Without the pictures, output the lines of the material from the very first through the one that holds "import seaborn as sns".
## start MATERIAL SHOWN
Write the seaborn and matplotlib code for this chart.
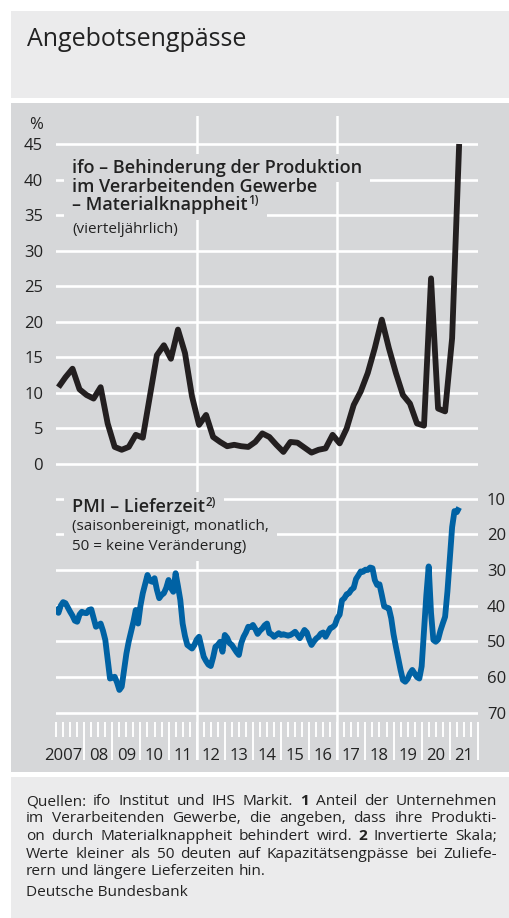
import numpy as np
import pandas as pd
import matplotlib
matplotlib.use("Agg")
import matplotlib.pyplot as plt
import matplotlib.transforms as mtransforms
from matplotlib.patches import Rectangle
import seaborn as sns

# ifo: share of manufacturers hampered by material shortage (quarterly, %)
ifo_start = "2007Q1"
ifo_share = [
    10.8, 12.2, 13.4, 10.5,
    9.7, 9.2, 10.8, 5.7,
    2.4, 2.0, 2.4, 4.1,
    3.7, 9.5, 15.3, 16.7,
    14.8, 18.9, 15.6, 9.5,
    5.5, 6.9, 3.8, 3.1,
    2.5, 2.7, 2.5, 2.4,
    3.1, 4.3, 3.8, 2.7,
    1.7, 3.1, 3.0, 2.3,
    1.6, 2.0, 2.2, 4.1,
    2.9, 5.0, 8.3, 10.2,
    12.8, 16.3, 20.3, 16.3,
    12.8, 9.7, 8.5, 5.7,
    5.4, 26.1, 7.8, 7.4,
    17.7, 45.0,
]

# PMI suppliers' delivery times (monthly, inverted scale)
pmi_start = "2007-01"
pmi_delivery = [
    40.3, 42.0, 40.0, 39.0, 39.3, 40.5, 41.7, 42.8, 44.2, 44.5, 42.5, 41.7,
    42.0, 42.1, 41.2, 41.0, 43.5, 45.9, 45.5, 45.0, 47.0, 49.6, 55.0, 60.4,
    60.2, 59.9, 61.5, 63.6, 62.7, 58.0, 53.4, 50.0, 47.3, 44.5, 41.2, 45.0,
    40.0, 36.5, 34.0, 31.4, 33.0, 33.3, 32.3, 35.5, 37.9, 37.0, 36.5, 35.0,
    32.8, 35.0, 36.1, 30.9, 34.5, 38.4, 45.0, 48.5, 51.0, 51.5, 52.0, 51.0,
    49.5, 48.7, 51.5, 54.3, 55.5, 56.5, 56.9, 54.5, 51.5, 51.0, 50.1, 52.9,
    48.2, 49.0, 50.5, 51.0, 52.0, 53.0, 53.8, 50.5, 48.7, 47.5, 45.9, 46.0,
    45.4, 46.5, 47.9, 47.0, 46.4, 45.5, 45.0, 47.7, 48.0, 48.7, 48.2, 47.7,
    48.2, 48.0, 48.2, 48.4, 48.2, 47.8, 47.3, 48.2, 49.1, 48.0, 46.8, 47.5,
    49.5, 51.0, 50.0, 49.2, 48.7, 47.8, 47.5, 48.7, 47.5, 46.3, 46.0, 45.4,
    43.5, 42.5, 38.5, 37.9, 36.8, 36.5, 35.5, 35.0, 32.5, 31.5, 30.4, 30.5,
    29.9, 30.0, 29.3, 29.5, 32.8, 34.2, 34.0, 37.0, 40.2, 40.5, 40.7, 43.5,
    48.0, 51.5, 54.8, 58.0, 60.8, 61.3, 60.5, 59.0, 58.0, 59.0, 60.0, 60.4,
    57.0, 47.0, 37.0, 29.0, 42.0, 49.6, 50.1, 49.5, 47.0, 45.0, 43.1, 36.0,
    27.0, 18.0, 13.5, 13.8, 12.5,
]

year_labels = ["2007", "08", "09", "10", "11", "12", "13", "14",
               "15", "16", "17", "18", "19", "20", "21"]
ifo_ticks = [0, 5, 10, 15, 20, 25, 30, 35, 40, 45]
pmi_ticks = [10, 20, 30, 40, 50, 60, 70]

title = "Angebotsengpässe"
ifo_label = ["ifo – Behinderung der Produktion",
             "im Verarbeitenden Gewerbe",
             "– Materialknappheit"]
ifo_sub = "(vierteljährlich)"
pmi_label = "PMI – Lieferzeit"
pmi_sub = ["(saisonbereinigt, monatlich,", "50 = keine Veränderung)"]
footer = [
    [("Quellen: ifo Institut und IHS Markit.", False), ("1", True), ("Anteil der Unternehmen", False)],
    [("im Verarbeitenden Gewerbe, die angeben, dass ihre Produkti-", False)],
    [("on durch Materialknappheit behindert wird.", False), ("2", True), ("Invertierte Skala;", False)],
    [("Werte kleiner als 50 deuten auf Kapazitätsengpässe bei Zuliefe-", False)],
    [("rern und längere Lieferzeiten hin.", False)],
]
source = "Deutsche Bundesbank"

# dates -> decimal years (quarters drawn at their middle month)
q = pd.period_range(ifo_start, periods=len(ifo_share), freq="Q")
ifo_t = q.year + (q.quarter - 1) / 4 + 1 / 12
m = pd.period_range(pmi_start, periods=len(pmi_delivery), freq="M")
pmi_t = m.year + (m.month - 1) / 12

plt.rcParams["font.family"] = ["Open Sans", "DejaVu Sans"]

PANEL = "#d6d7d9"
LIGHT = "#ebebec"
TEXT = "#222222"
BLACK = "#231f20"
BLUE = "#0062a4"

W, H = 510, 918
fig = plt.figure(figsize=(W / 100, H / 100), dpi=100)
renderer = fig.canvas.get_renderer()


def fx(x):
    return x / W


def fy(y):
    return 1 - y / H


def rect(l, t, r, b):
    return [l / W, 1 - b / H, (r - l) / W, (b - t) / H]


for top, bottom, col in [(11, 97.7, LIGHT), (103, 772, PANEL), (777.3, 918, LIGHT)]:
    fig.add_artist(Rectangle((fx(11), fy(bottom)), 1 - fx(11), (bottom - top) / H,
                             transform=fig.transFigure, fc=col, ec="none", zorder=-10))

X0, X1 = 56.1, 477.9
t0, t1 = 2007, 2022

# long white year lines behind both panels
axg = fig.add_axes(rect(X0, 116, X1, 760))
axg.set_xlim(t0, t1)
axg.axis("off")
for yr in (2012, 2017):
    axg.axvline(yr, color="white", lw=1.8)

# upper panel: ifo
s1 = 320 / 45
ax1 = fig.add_axes(rect(X0, 144 - 0.5 * s1, X1, 464 + 0.5 * s1))
sns.lineplot(x=ifo_t, y=ifo_share, ax=ax1, color=BLACK, linewidth=4.2,
             solid_joinstyle="round", solid_capstyle="butt")
ax1.set_xlim(t0, t1)
ax1.set_ylim(-0.5, 45.5)
ax1.set_yticks(ifo_ticks)
ax1.set_xticks([])

# lower panel: PMI, inverted
s2 = (712.8 - 498.6) / 60
ax2 = fig.add_axes(rect(X0, 498.6 - 0.5 * s2, X1, 722))
sns.lineplot(x=pmi_t, y=pmi_delivery, ax=ax2, color=BLUE, linewidth=4.2,
             solid_joinstyle="round", solid_capstyle="butt")
ax2.set_xlim(t0, t1)
ax2.set_ylim(70 + (722 - 712.8) / s2, 9.5)
ax2.set_yticks(pmi_ticks)
ax2.yaxis.tick_right()
ax2.set_xticks(np.arange(t0 + 1, t1 + 1))
ax2.set_xticks(np.arange(t0, t1, 0.25), minor=True)
ax2.tick_params(axis="x", which="major", length=27.4, width=1.4, color="white",
                direction="out", labelbottom=False)
ax2.tick_params(axis="x", which="minor", length=10.8, width=1.4, color="white",
                direction="out")

for ax in (ax1, ax2):
    ax.set_facecolor("none")
    ax.set_xlabel("")
    ax.set_ylabel("")
    for sp in ax.spines.values():
        sp.set_visible(False)
    ax.set_axisbelow(True)
    ax.grid(axis="y", color="white", lw=1.9)
    ax.grid(axis="x", visible=False)
ax1.tick_params(axis="y", length=0, pad=9.4, labelsize=12, labelcolor=TEXT)
ax2.tick_params(axis="y", length=0, pad=6.5, labelsize=12, labelcolor=TEXT,
                labelright=True, labelleft=False)

blend = mtransforms.blended_transform_factory(ax2.transData, fig.transFigure)
for i, lab in enumerate(year_labels):
    if i == 0:
        ax2.text(t0 + 0.93, fy(760), lab, transform=blend, ha="right",
                 va="baseline", fontsize=12, color=TEXT)
    else:
        ax2.text(t0 + i + 0.5, fy(760), lab, transform=blend, ha="center",
                 va="baseline", fontsize=12, color=TEXT)

fig.text(fx(43), fy(129.3), "%", ha="right", va="baseline", fontsize=12, color=TEXT)
fig.text(fx(27), fy(45.5), title, fontsize=18, color=TEXT, va="baseline")


def knockout(x0, y0, x1, y1, padx, pady):
    # panel-coloured patch behind a label so grid lines stop short of it
    fig.add_artist(Rectangle(((x0 - padx) / W, (y0 - pady) / H),
                             (x1 - x0 + 2 * padx) / W, (y1 - y0 + 2 * pady) / H,
                             transform=fig.transFigure, fc=PANEL, ec="none", zorder=3))


def label(x, base, txt, size, weight="normal", sup=None, padx=8, pady=4):
    t = fig.text(fx(x), fy(base), txt, fontsize=size, fontweight=weight,
                 color=TEXT, va="baseline", zorder=4)
    bb = t.get_window_extent(renderer)
    x0, y0, x1, y1 = bb.x0, bb.y0, bb.x1, bb.y1
    if sup is not None:
        s = fig.text((bb.x1 + 0.5) / W, fy(base - 6), sup, fontsize=8.5,
                     fontweight=weight, color=TEXT, va="baseline", zorder=4)
        sb = s.get_window_extent(renderer)
        x1 = sb.x1
    knockout(x0, y0, x1, y1, padx, pady)
    return t


for txt, base, sup in zip(ifo_label, [172.7, 191.7, 210.5], [None, None, "1)"]):
    label(72, base, txt, 13, "semibold", sup=sup, pady=5)
label(72, 233, ifo_sub, 11, pady=5)
label(72, 511.7, pmi_label, 13, "semibold", sup="2)", pady=6)
for txt, base in zip(pmi_sub, [530, 550.5]):
    label(72, base, txt, 11, pady=6)

# justified footnote
left, right = 26, 497
for k, (segs, base) in enumerate(zip(footer, [805, 822.5, 840, 857.5, 875])):
    words = []
    for s, bold in segs:
        words += [(w, bold) for w in s.split(" ")]
    texts = [fig.text(0, fy(base), w, fontsize=11.1, color=TEXT, va="baseline",
                      fontweight="bold" if b else "normal") for w, b in words]
    widths = [t.get_window_extent(renderer).width for t in texts]
    if k < len(footer) - 1:
        gap = max((right - left - sum(widths)) / (len(texts) - 1), 2.5)
    else:
        gap = 3.8
    x = left
    for t, w in zip(texts, widths):
        t.set_x(fx(x))
        x += w + gap
fig.text(fx(left), fy(896), source, fontsize=11.1, color=TEXT, va="baseline")

fig.savefig("out.png", dpi=100)
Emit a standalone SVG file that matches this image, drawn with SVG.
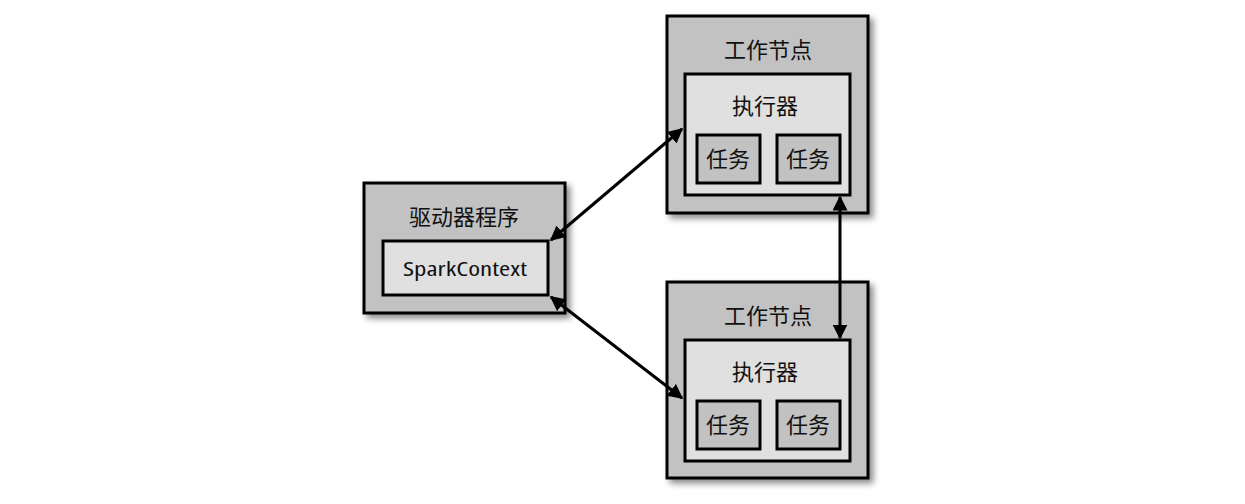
<svg xmlns="http://www.w3.org/2000/svg" width="1245" height="504" viewBox="0 0 1245 504">
<defs>
<filter id="sh" x="-10%" y="-10%" width="130%" height="130%"><feDropShadow dx="4" dy="4" stdDeviation="3" flood-color="#000" flood-opacity="0.45"/></filter>
<marker id="ar" viewBox="0 0 10 10" refX="9" refY="5" markerWidth="5" markerHeight="5" orient="auto-start-reverse"><path d="M0,0 L10,5 L0,10 z" fill="#000"/></marker>
</defs>
<style>
.outer{fill:#c2c2c2;stroke:#000;stroke-width:3}
.inner{fill:#e0e0e0;stroke:#000;stroke-width:3}
.task{fill:#c2c2c2;stroke:#000;stroke-width:3}
text{font-family:"Noto Sans CJK SC","Noto Sans",sans-serif;font-size:22px;fill:#111;text-anchor:middle}
.sc{font-family:"Open Sans",sans-serif;font-size:19px;font-stretch:condensed}
.c{stroke:#000;stroke-width:3;fill:none;marker-start:url(#ar);marker-end:url(#ar)}
</style>
<rect width="1245" height="504" fill="#fff"/>
<g id="driver">
<rect class="outer" x="364" y="183" width="201" height="130" filter="url(#sh)"/>
<text x="464" y="225">驱动器程序</text>
<rect class="inner" x="383" y="241" width="165" height="54"/>
<text class="sc" x="465" y="276" textLength="124" lengthAdjust="spacingAndGlyphs">SparkContext</text>
</g>
<g id="worker1">
<rect class="outer" x="667" y="16" width="201" height="197" filter="url(#sh)"/>
<text x="768" y="58">工作节点</text>
<rect class="inner" x="685" y="74" width="165" height="121"/>
<text x="765" y="114">执行器</text>
<rect class="task" x="697" y="135" width="63" height="48"/>
<text x="728" y="167">任务</text>
<rect class="task" x="777" y="135" width="63" height="48"/>
<text x="808" y="167">任务</text>
</g>
<g id="worker2">
<rect class="outer" x="667" y="282" width="201" height="196" filter="url(#sh)"/>
<text x="768" y="324">工作节点</text>
<rect class="inner" x="685" y="340" width="165" height="121"/>
<text x="765" y="380">执行器</text>
<rect class="task" x="697" y="401" width="63" height="48"/>
<text x="728" y="433">任务</text>
<rect class="task" x="777" y="401" width="63" height="48"/>
<text x="808" y="433">任务</text>
</g>
<g id="connectors">
<line class="c" x1="551" y1="240" x2="682" y2="129"/>
<line class="c" x1="551" y1="297" x2="682" y2="398"/>
<line class="c" x1="840" y1="197" x2="840" y2="338"/>
</g>
</svg>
## end MATERIAL SHOWN
## THE OUTPUT:
Write the seaborn and matplotlib code for this chart.
import numpy as np
import pandas as pd
import matplotlib
matplotlib.use("Agg")
import matplotlib.pyplot as plt
import matplotlib.transforms as mtransforms
from matplotlib.patches import Rectangle
import seaborn as sns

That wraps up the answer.